SÃO PAULO, SP (FOLHAPRESS) – Enquanto luta para reverter o fracasso até aqui para acabar com as guerras na Ucrânia e em Gaza, Donald Trump conseguirá um insperado sucesso no campo da pacificação nesta sexta-feira (8), promovendo um acordo para pôr fim ao conflito de três décadas entre Armênia e Azerbaijão.
De quebra, ele driblou Vladimir Putin, ao inserir o protagonismo americano no sul do Cáucaso, uma região historicamente dominada pela Rússia -com um desafio crescente da Turquia, aliada de Baku na disputa com Ierevan nos últimos anos.
Na Casa Branca, Trump recebe o premiê armênio, Nikol Pashinyan, e o autocrático presidente azeri, Ilham Aliyev. Pelo acordo a ser assinado, ambos os países vão trabalhar para normalizar ao máximo as relações, com as bênçãos econômicas dos Estados Unidos.
Pelo texto, será enfim estabelecido um corredor entre o encrave azeri de Nakhchivan, espremido entre Armênia, Turquia e Irã, e o território principal do Azerbaijão. Ele será operado por empresas americanas sob supervisão armênia, facilitando o trânsito comercial na região como um todo.
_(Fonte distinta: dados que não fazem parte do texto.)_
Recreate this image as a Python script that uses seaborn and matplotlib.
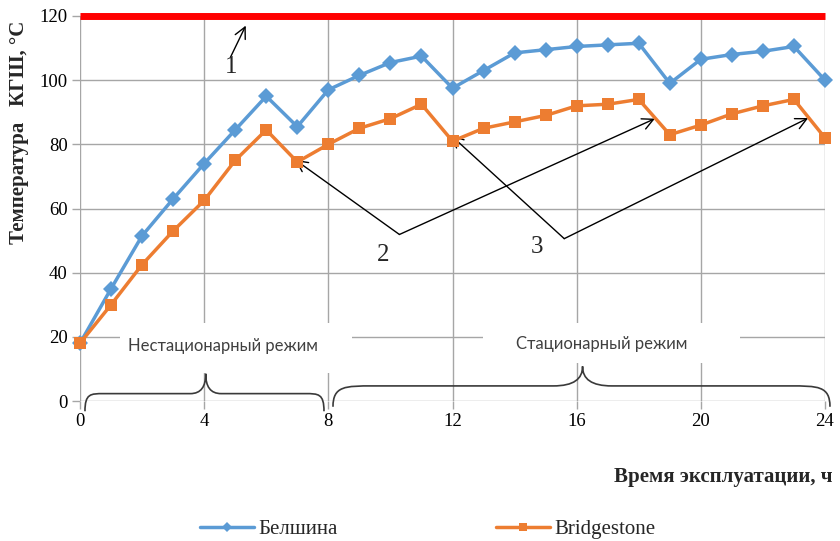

O corredor era a principal pendência entre os rivais vizinhos, que desde o fim da União Soviética da qual faziam parte em 1991 travaram uma disputa sangrenta pelo controle de pedaços da colcha de retalhos étnica deixada para trás pelo império comunista.
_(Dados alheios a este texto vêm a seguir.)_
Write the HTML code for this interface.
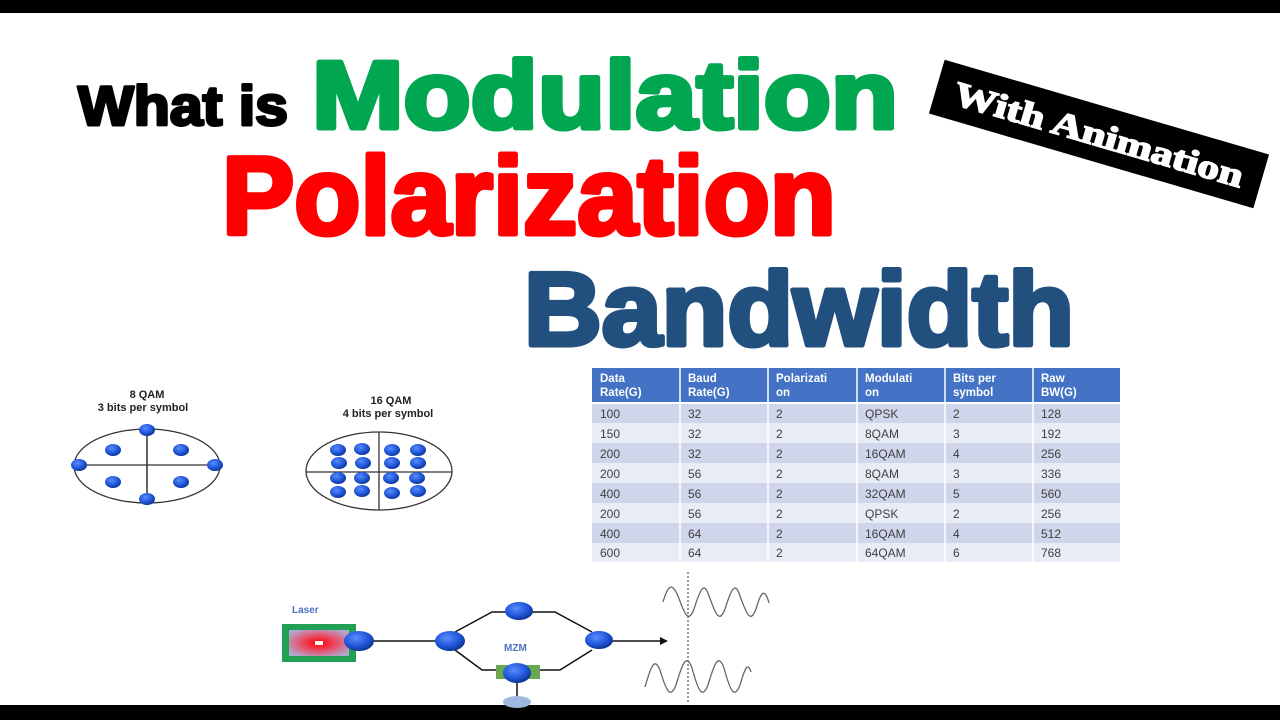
<!DOCTYPE html>
<html><head><meta charset="utf-8"><style>
html,body{margin:0;padding:0;background:#fff;}
svg{display:block}
</style></head><body>
<svg width="1280" height="720" viewBox="0 0 1280 720" xmlns="http://www.w3.org/2000/svg" font-family="Liberation Sans, sans-serif">
<defs>
<radialGradient id="dot" cx="0.4" cy="0.35" r="0.7">
<stop offset="0" stop-color="#5a8cff"/><stop offset="0.6" stop-color="#1f55d8"/><stop offset="1" stop-color="#0b2f8a"/>
</radialGradient>
<radialGradient id="las" cx="0.5" cy="0.5" r="0.6">
<stop offset="0" stop-color="#ff0000"/><stop offset="0.5" stop-color="#e8506a"/><stop offset="1" stop-color="#b0a8d0"/>
</radialGradient>
</defs>
<rect x="0" y="0" width="1280" height="13" fill="#000"/>
<rect x="0" y="705" width="1280" height="15" fill="#000"/>

<text x="78" y="125" font-size="56" font-weight="bold" fill="#000" stroke="#000" stroke-width="3" stroke-linejoin="round" textLength="210" lengthAdjust="spacingAndGlyphs">What is</text>
<text x="312" y="128" font-size="96" font-weight="bold" fill="#00a650" stroke="#00a650" stroke-width="5" stroke-linejoin="round" textLength="586" lengthAdjust="spacingAndGlyphs">Modulation</text>
<text x="222" y="234" font-size="110" font-weight="bold" fill="#ff0000" stroke="#ff0000" stroke-width="5" stroke-linejoin="round" textLength="614" lengthAdjust="spacingAndGlyphs">Polarization</text>
<text x="524" y="345" font-size="104" font-weight="bold" fill="#21507f" stroke="#21507f" stroke-width="5" stroke-linejoin="round" textLength="550" lengthAdjust="spacingAndGlyphs">Bandwidth</text>

<g transform="translate(1099,134) rotate(16.3)">
<rect x="-169" y="-28" width="338" height="56" fill="#000"/>
<text x="0" y="12" text-anchor="middle" font-family="Liberation Serif, serif" font-weight="bold" font-size="34" fill="#fff" stroke="#fff" stroke-width="1.5" textLength="300" lengthAdjust="spacingAndGlyphs">With Animation</text>
</g>

<g font-size="12" fill="#404040">
<rect x="592" y="368" width="528" height="35" fill="#4472c4"/>
<rect x="592" y="403" width="528" height="20" fill="#cfd5ea"/>
<rect x="592" y="423" width="528" height="20" fill="#e9ebf5"/>
<rect x="592" y="443" width="528" height="20" fill="#cfd5ea"/>
<rect x="592" y="463" width="528" height="20" fill="#e9ebf5"/>
<rect x="592" y="483" width="528" height="20" fill="#cfd5ea"/>
<rect x="592" y="503" width="528" height="20" fill="#e9ebf5"/>
<rect x="592" y="523" width="528" height="20" fill="#cfd5ea"/>
<rect x="592" y="543" width="528" height="19" fill="#e9ebf5"/>
<g stroke="#fff" stroke-width="1.5">
<line x1="680" y1="368" x2="680" y2="562"/><line x1="768" y1="368" x2="768" y2="562"/>
<line x1="857" y1="368" x2="857" y2="562"/><line x1="945" y1="368" x2="945" y2="562"/>
<line x1="1033" y1="368" x2="1033" y2="562"/>
<line x1="592" y1="403" x2="1120" y2="403" stroke-width="2"/>
</g>
<g fill="#fff" font-weight="bold" font-size="11.5">
<text x="600" y="382">Data</text><text x="600" y="396">Rate(G)</text>
<text x="688" y="382">Baud</text><text x="688" y="396">Rate(G)</text>
<text x="776" y="382">Polarizati</text><text x="776" y="396">on</text>
<text x="865" y="382">Modulati</text><text x="865" y="396">on</text>
<text x="953" y="382">Bits per</text><text x="953" y="396">symbol</text>
<text x="1041" y="382">Raw</text><text x="1041" y="396">BW(G)</text>
</g>
<g>
<text x="600" y="418">100</text><text x="688" y="418">32</text><text x="776" y="418">2</text><text x="865" y="418">QPSK</text><text x="953" y="418">2</text><text x="1041" y="418">128</text>
<text x="600" y="438">150</text><text x="688" y="438">32</text><text x="776" y="438">2</text><text x="865" y="438">8QAM</text><text x="953" y="438">3</text><text x="1041" y="438">192</text>
<text x="600" y="458">200</text><text x="688" y="458">32</text><text x="776" y="458">2</text><text x="865" y="458">16QAM</text><text x="953" y="458">4</text><text x="1041" y="458">256</text>
<text x="600" y="478">200</text><text x="688" y="478">56</text><text x="776" y="478">2</text><text x="865" y="478">8QAM</text><text x="953" y="478">3</text><text x="1041" y="478">336</text>
<text x="600" y="498">400</text><text x="688" y="498">56</text><text x="776" y="498">2</text><text x="865" y="498">32QAM</text><text x="953" y="498">5</text><text x="1041" y="498">560</text>
<text x="600" y="518">200</text><text x="688" y="518">56</text><text x="776" y="518">2</text><text x="865" y="518">QPSK</text><text x="953" y="518">2</text><text x="1041" y="518">256</text>
<text x="600" y="538">400</text><text x="688" y="538">64</text><text x="776" y="538">2</text><text x="865" y="538">16QAM</text><text x="953" y="538">4</text><text x="1041" y="538">512</text>
<text x="600" y="557">600</text><text x="688" y="557">64</text><text x="776" y="557">2</text><text x="865" y="557">64QAM</text><text x="953" y="557">6</text><text x="1041" y="557">768</text>
</g>
</g>

<g font-size="11" font-weight="bold" fill="#222" text-anchor="middle">
<text x="147" y="398">8 QAM</text><text x="143" y="411">3 bits per symbol</text>
<text x="391" y="404">16 QAM</text><text x="388" y="417">4 bits per symbol</text>
</g>
<ellipse cx="147" cy="466" rx="73" ry="37" fill="none" stroke="#333" stroke-width="1.3"/>
<line x1="75" y1="465" x2="216" y2="465" stroke="#333" stroke-width="1.3"/>
<line x1="147" y1="430" x2="147" y2="500" stroke="#333" stroke-width="1.5"/>
<g fill="url(#dot)">
<ellipse cx="147" cy="430" rx="8" ry="6"/><ellipse cx="147" cy="499" rx="8" ry="6"/>
<ellipse cx="79" cy="465" rx="8" ry="6"/><ellipse cx="215" cy="465" rx="8" ry="6"/>
<ellipse cx="113" cy="450" rx="8" ry="6"/><ellipse cx="181" cy="450" rx="8" ry="6"/>
<ellipse cx="113" cy="482" rx="8" ry="6"/><ellipse cx="181" cy="482" rx="8" ry="6"/>
</g>
<ellipse cx="379" cy="471" rx="73" ry="39" fill="none" stroke="#333" stroke-width="1.3"/>
<line x1="306" y1="472" x2="452" y2="472" stroke="#333" stroke-width="1.3"/>
<line x1="379" y1="432" x2="379" y2="510" stroke="#333" stroke-width="1.3"/>
<g fill="url(#dot)">
<ellipse cx="338" cy="450" rx="8" ry="6"/><ellipse cx="362" cy="449" rx="8" ry="6"/><ellipse cx="392" cy="450" rx="8" ry="6"/><ellipse cx="418" cy="450" rx="8" ry="6"/>
<ellipse cx="339" cy="463" rx="8" ry="6"/><ellipse cx="363" cy="463" rx="8" ry="6"/><ellipse cx="392" cy="463" rx="8" ry="6"/><ellipse cx="418" cy="463" rx="8" ry="6"/>
<ellipse cx="338" cy="478" rx="8" ry="6"/><ellipse cx="362" cy="478" rx="8" ry="6"/><ellipse cx="391" cy="478" rx="8" ry="6"/><ellipse cx="417" cy="478" rx="8" ry="6"/>
<ellipse cx="338" cy="492" rx="8" ry="6"/><ellipse cx="362" cy="491" rx="8" ry="6"/><ellipse cx="392" cy="493" rx="8" ry="6"/><ellipse cx="418" cy="491" rx="8" ry="6"/>
</g>

<text x="292" y="613" font-size="10" font-weight="bold" fill="#4a72c4">Laser</text>
<rect x="282" y="624" width="74" height="38" fill="#1fa055"/>
<rect x="289" y="630" width="60" height="26" fill="url(#las)"/>
<rect x="315" y="641" width="8" height="4" fill="#fff"/>
<g stroke="#111" stroke-width="1.5" fill="none">
<line x1="370" y1="641" x2="440" y2="641"/>
<polyline points="455,632 492,612 555,612 592,632"/>
<polyline points="455,650 482,670 560,670 592,650"/>
<line x1="612" y1="641" x2="660" y2="641"/>
<line x1="517" y1="675" x2="517" y2="700"/>
</g>
<polygon points="660,637 668,641 660,645" fill="#111"/>
<rect x="496" y="665" width="44" height="14" fill="#6aa84f"/>
<ellipse cx="517" cy="702" rx="14" ry="6" fill="#9fb8e0"/>
<text x="504" y="651" font-size="10" font-weight="bold" fill="#4a72c4">MZM</text>
<g fill="url(#dot)">
<ellipse cx="359" cy="641" rx="15" ry="10"/>
<ellipse cx="450" cy="641" rx="15" ry="10"/>
<ellipse cx="519" cy="611" rx="14" ry="9"/>
<ellipse cx="599" cy="640" rx="14" ry="9"/>
<ellipse cx="517" cy="673" rx="14" ry="10"/>
</g>
<g stroke="#666" stroke-width="1.3" fill="none">
<path d="M663,602 C668,585 672,582 678,596 C684,612 688,625 694,609 C700,590 704,580 709,596 C715,612 719,625 725,609 C731,590 735,580 740,596 C746,612 750,625 756,609 C760,595 764,585 769,603"/>
<path d="M645,687 C650,670 654,655 660,670 C666,690 670,700 676,685 C682,665 686,652 692,668 C698,690 702,700 708,685 C714,665 718,652 724,668 C730,690 734,700 740,685 C744,672 747,660 751,672"/>
</g>
<line x1="688" y1="572" x2="688" y2="704" stroke="#555" stroke-width="1.2" stroke-dasharray="2,2"/>
</svg>
</body></html>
Antes, o foco de crise era uma região com cerca de 150 mil armênios étnicos no coração do Azerbaijão chamada Nagorno-Karabakh, o Artsakh na língua local. De 1992 a 1994, uma guerra estourou acerca do controle da área, e foi vencida por Ierevan.
Escaramuças se tornaram uma constante. Em duas guerras, uma em 2020 e outra, relâmpago e vitoriosa em 2023, os azeris tomaram para si a área historicamente dos vizinhos. Ao todo, contando uma fase prévia de insurgência guerrilheira antes do ocaso soviético, quase 50 mil pessoas morreram nos embates -cerca de 8.000 nas edições recentes.
Os moradores do local foram obrigados a fugir pelas montanhas da região, num processo de limpeza étnica que foi convenientemente esquecido pelos envolvidos na paz desta sexta. Desde janeiro de 2024, a autodenominada República de Artsakh já não existia legalmente.
Para Pashinyan, a abertura americana é uma oportunidade para provar sua retórica de independência de Moscou, que permaneceu como patrocinadora política, militar e econômica da Armênia. A maior base estrangeira da Rússia fica no país.
Com Putin atolado na questão ucraniana, a Turquia avançou no Cáucaso com o apoio a Baku. A ofensiva de 2023 em Nagorno-Karabakh ainda foi uma derrota ocidental, que buscava manter o status quo, e teve o OK do Kremlin, dado o fato consumado.
Agora, Trump vira o jogo e completa o serviço de forma surpreendente, dado que historicamente os americanos não tinham envolvimento sério na região.
A perda de influência russa é um processo inexorável desde a invasão da Ucrânia, em 2022. Quando os turcos apoiaram de forma decisiva rebeldes islâmicos a derrubar a ditadura de Bashar al-Assad na Síria, no fim do ano passado, Putin nada pôde fazer -em 2015, sua intervenção na guerra civil do país árabe foi vital para a sobrevivência do regime aliado.
O pé americano na Armênia, se não for mais um fogo de palha estratégico da Casa Branca de Trump, dá aos EUA uma posição privilegiada numa região coalhada de oleodutos, gasodutos e rivalidades.
Como é usual, o presidente deixará uma marca personalista na iniciativa. O corredor a ser operado pelos americanos ligando Nakhchivan, república autônoma com 75 mil habitantes, ao Azerbaijão, será chamado Tripp (sigla inglesa para Rota Trump para Paz e Prosperidade Internacionais).
O próximo passo americano é atrair Baku para os chamados Acordos de Abraão, a iniciativa do primeiro mandato de Trump de normalizar relações entre Israel e o mundo islâmico sunita, em oposição aos xiitas do Irã.
O Azerbaijão tem ótimas relações com Tel Aviv, sendo um dos principais fornecedores de petróleo do Estado judeu, recebendo em troca armas sofisticadas que ajudaram a derrotar a Armênia. Mas sua inclusão formal na coalizão muçulmana em paz com os israelenses poderia ampliar a atratividade do arranjo, ora travado devido à guerra em Gaza.